September 17, 2019

The Angel of Jaffa

Anyone who has toured the ancient streets of Jaffa has seen the graffiti stenciled indiscriminately on crumbling archways and fancy residential blocks alike: a heart nestled between two wings and the declaration, “There are angels in Jaffa.”

According to the aptly named Gabriel Rosenthal, a self-proclaimed “human angel,” the inspiration behind the street art is the idea that everyone has the potential to become an angel.

“The way to become an angel is to be enlightened,” she said, taking a deep drag of her Marlboro.

Rosenthal lives in a tiny, narrow studio a stone’s throw from Jaffa’s famed clock tower, its walls adorned with hundreds of fairy lights, crystals and the ubiquitous angel stencils. There also are images of crowns and lighthouses, homages to Rosenthal’s previous “incarnations.”

“I was a queen, but wouldn’t you agree it’s better to be a human angel?” she deadpanned.

As for the lighthouse, Rosenthal, 65, still considers herself to be one. “Every person is a ship and needs to reach the shore. One lighthouse can save many ships that have gotten lost,” she said.

A woman with a larger-than-life personality, Rosenthal sports umpteen ribbons and flowers that compete for the front row of her peroxide tresses while her neck tattoo of a crown ripples in the folds of leathery skin that has seen too much sun.
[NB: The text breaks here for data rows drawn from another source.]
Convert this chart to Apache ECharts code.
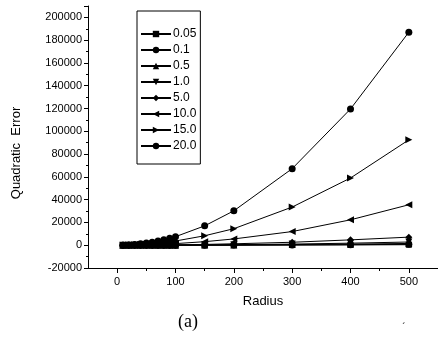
<!DOCTYPE html>
<html>
<head>
<meta charset="utf-8">
<script src="https://cdn.jsdelivr.net/npm/echarts@6/dist/echarts.min.js"></script>
<style>html,body{margin:0;padding:0;background:#fff;}#c{width:438px;height:338px;}</style>
</head>
<body>
<div id="c"></div>
<script>
const radius = [10, 20, 30, 40, 50, 60, 70, 80, 90, 100, 150, 200, 300, 400, 500];
const seriesNames = ['0.05', '0.1', '0.5', '1.0', '5.0', '10.0', '15.0', '20.0'];
const s005 = [0, 1, 2, 3, 5, 7, 9, 12, 15, 18, 40, 70, 160, 280, 450];
const s01 = [1, 2, 3, 5, 8, 11, 15, 20, 25, 30, 70, 120, 270, 480, 750];
const s05 = [1, 3, 6, 10, 16, 23, 31, 41, 52, 64, 140, 250, 560, 1000, 1550];
const s10 = [2, 5, 10, 18, 28, 40, 55, 72, 90, 110, 250, 450, 1000, 1800, 2800];
const s50 = [3, 12, 27, 48, 75, 108, 147, 192, 243, 300, 700, 1250, 2600, 4700, 7100];
const s100 = [14, 56, 126, 224, 350, 504, 686, 896, 1134, 1400, 3100, 5500, 12000, 22300, 35500];
const s150 = [37, 148, 333, 592, 925, 1332, 1813, 2368, 2997, 3700, 8300, 14500, 33500, 59000, 92500];
const s200 = [75, 300, 675, 1200, 1875, 2700, 3675, 4800, 6075, 7500, 17000, 30200, 67200, 119600, 187000];
const seriesValues = [s005, s01, s05, s10, s50, s100, s150, s200];
const symbols = ['rect', 'circle', 'triangle', 'triangle', 'diamond', 'triangle', 'triangle', 'circle'];
const rotations = [0, 0, 0, 180, 0, 90, -90, 0];
const xMajorTicks = [0, 100, 200, 300, 400, 500];
const xMinorTicks = [50, 150, 250, 350, 450, 550];

const FONT = '"Liberation Sans", Arial, sans-serif';
const chart = echarts.init(document.getElementById('c'), null, {renderer: 'canvas'});

const series = seriesNames.map((n, i) => ({
  name: n,
  type: 'line',
  xAxisIndex: 0,
  data: radius.map((r, j) => [r, seriesValues[i][j]]),
  symbol: symbols[i],
  symbolRotate: rotations[i],
  symbolSize: symbols[i] === 'rect' ? 6 : 7,
  showSymbol: true,
  lineStyle: {color: '#000', width: 1},
  itemStyle: {color: '#000'},
  animation: false
}));

chart.setOption({
  animation: false,
  backgroundColor: '#fff',
  grid: {left: 88, right: 0, top: 6, bottom: 70, containLabel: false},
  legend: {
    orient: 'vertical',
    left: 137, top: 11,
    data: seriesNames,
    itemWidth: 30, itemHeight: 8, itemGap: 4,
    padding: [17, 4, 12, 3],
    borderColor: '#000', borderWidth: 1,
    textStyle: {fontFamily: FONT, fontSize: 12, color: '#000', padding: [0, 0, 0, -3], lineHeight: 12}
  },
  xAxis: [{
    type: 'value', min: -50, max: 550,
    axisLine: {show: true, onZero: false, lineStyle: {color: '#000', width: 1}},
    axisTick: {show: true, customValues: xMajorTicks, length: 5, inside: false, lineStyle: {color: '#000'}},
    axisLabel: {customValues: xMajorTicks, fontFamily: FONT, fontSize: 11, color: '#000', margin: 8},
    splitLine: {show: false},
    name: 'Radius', nameLocation: 'middle', nameGap: 27,
    nameTextStyle: {fontFamily: FONT, fontSize: 13, color: '#000'}
  }, {
    type: 'value', min: -50, max: 550, position: 'bottom',
    axisLine: {show: false, onZero: false},
    axisTick: {show: true, customValues: xMinorTicks, length: 3, lineStyle: {color: '#000'}},
    axisLabel: {show: false},
    splitLine: {show: false}
  }],
  yAxis: {
    type: 'value', min: -20000, max: 210000, interval: 20000,
    axisLine: {show: true, onZero: false, lineStyle: {color: '#000', width: 1}},
    axisTick: {show: true, length: 4, lineStyle: {color: '#000'}},
    minorTick: {show: true, splitNumber: 2, length: 2, lineStyle: {color: '#000'}},
    axisLabel: {fontFamily: FONT, fontSize: 11, color: '#000', margin: 6, showMaxLabel: false,
                formatter: v => String(v)},
    splitLine: {show: false}
  },
  graphic: [
    {type: 'text', x: 16, y: 153, rotation: Math.PI / 2,
     style: {text: 'Quadratic  Error', font: '13px ' + FONT, fill: '#000', align: 'center', verticalAlign: 'middle'}},
    {type: 'text', x: 188, y: 322,
     style: {text: '(a)', font: '18px "Liberation Serif", "Times New Roman", serif', fill: '#000', align: 'center', verticalAlign: 'middle'}},
    {type: 'text', x: 404, y: 328,
     style: {text: '\u00b4', font: '10px ' + FONT, fill: '#000', align: 'center', verticalAlign: 'middle'}}
  ],
  series: series
});
</script>
</body>
</html>
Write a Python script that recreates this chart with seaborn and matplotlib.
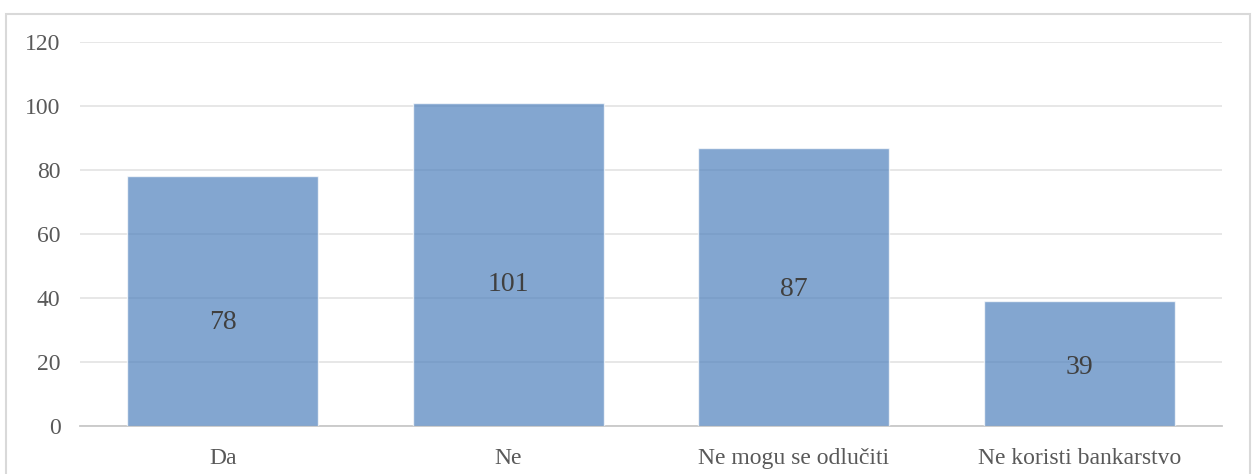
import matplotlib
matplotlib.use("Agg")
import matplotlib.pyplot as plt
import seaborn as sns
import pandas as pd
from matplotlib.patches import Rectangle

categories = ["Da", "Ne", "Ne mogu se odlučiti", "Ne koristi bankarstvo"]
counts = [78, 101, 87, 39]
y_ticks = [0, 20, 40, 60, 80, 100, 120]

# vertical placement of the value labels inside each bar
label_y = [32.3, 44.3, 42.5, 18.2]

df = pd.DataFrame({"odgovor": categories, "broj": counts})

sns.set_theme(style="white")
plt.rcParams["font.family"] = ["Liberation Serif", "DejaVu Serif"]

fig = plt.figure(figsize=(12.54, 4.74), dpi=100)
ax = fig.add_axes([0.0638, 0.1013, 0.9107, 0.8101])

sns.barplot(data=df, x="odgovor", y="broj", color="#4f81bd", alpha=0.7,
            width=0.67, saturation=1, ax=ax, zorder=3)

ax.set_ylim(0, 120)
ax.set_yticks(y_ticks)
ax.set_xlim(-0.5, len(categories) - 0.5)
ax.yaxis.grid(True, color="#e3e3e3", linewidth=1.2, zorder=0)
ax.set_axisbelow(True)
ax.set_xlabel("")
ax.set_ylabel("")

for s in ["left", "right", "top"]:
    ax.spines[s].set_visible(False)
ax.spines["bottom"].set_color("#c8c8c8")
ax.spines["bottom"].set_linewidth(1.3)

ax.tick_params(axis="y", length=0, labelsize=17, labelcolor="#595959", pad=14)
ax.tick_params(axis="x", length=0, labelsize=17, labelcolor="#595959", pad=16)

for i, (v, ly) in enumerate(zip(counts, label_y)):
    ax.text(i, ly, str(v), ha="center", va="center", fontsize=20,
            color="#404040", zorder=5)

# light frame around the chart area
fig.patches.append(Rectangle((6 / 1254, -0.05), 1244 / 1254, 1.05 - 14 / 474,
                             transform=fig.transFigure, fill=False,
                             edgecolor="#d9d9d9", linewidth=1.5))

fig.savefig("out.png", dpi=100)
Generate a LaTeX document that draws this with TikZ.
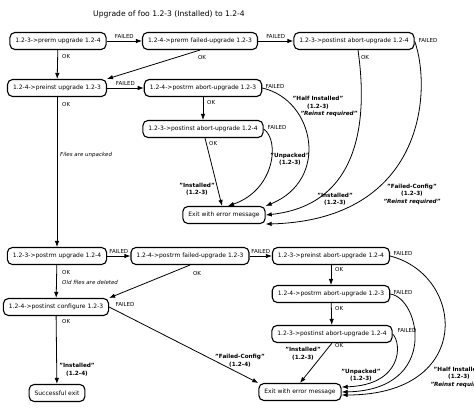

There’s a magnetism to Rosenthal that draws people to her, as attested during the interview when two women passed by her window and hollered, “Angel! Are you there?” Later, both women confided that Rosenthal saved their lives.

“I’m a mirror,” Rosenthal said. “I see where the problem is in people and tell them how to fix it.”

Her bumper-sticker philosophies are delivered with such earnestness one cannot help but take them to heart as if they were novel ideas. “It is our natural right to be happy all our lives,” she said. “The past doesn’t matter; life starts now.”

Living in the now is a recurrent theme for Rosenthal, who says that if there were a contest for being in the present, “I get first prize. First, first, first.”

Of the 18 careers she claims to have — mentor, mystic, spiritual healer, producer, hairdresser and more — being a revolutionary is the standout. So perhaps it’s no accident that Rosenthal was born in Cairo on the day that King Farouk was deposed in 1952 and the Egyptian Revolution kicked off. A year later, her parents moved with her to Tel Aviv. At 13, she became engaged, marrying five years later — and divorcing four years after that, taking with her two sons and a new Ashkenazi last name.

“It is our natural right to be happy all our lives.”  — Gabriel Rosenthal

It was to be another 42 years before Rosenthal would return to her birthplace. By then, she’d visited some 64 countries — not a single trip planned in advance, she said. And when she finally made an impromptu excursion into Sinai, it was with the vague idea of lying on a secluded beach for just a couple of weeks. That stretched into two months — and then into half a decade after she met a man named Mustafa while waiting for her taxi back to the Israeli border.

Mustafa owned a stretch of beach close to Nuweiba in the eastern part of the Sinai Peninsula. He told her to live there as long as she wished and provided her with two servants to cook her meals. It was there, she said, that she became known as Aisha, a reference to one of Muhammad’s wives.

It was also there that Rosenthal learned to become a builder — another of her 18 careers. With the help of Mustafa’s staff, Rosenthal built some 60 hushot, or beach huts, and turned the Sondos (“Green Village”) camp into a luxury getaway, at least by Sinai standards. Very soon, the place was filled with the kind of Israeli backpackers who were more interested in glamping than camping.

Running Sondos camp — and overseeing the occasional sulha (dispute resolution) between warring Sinai tribes — was Rosenthal’s life before she decided to finally catch that taxi back to Israel.

Today, Rosenthal has no intention of slowing down.

“You could say I’m a modern-day messiah,” she said. “But I was brought into this world first and foremost to be happy and then to teach other people to be happy.”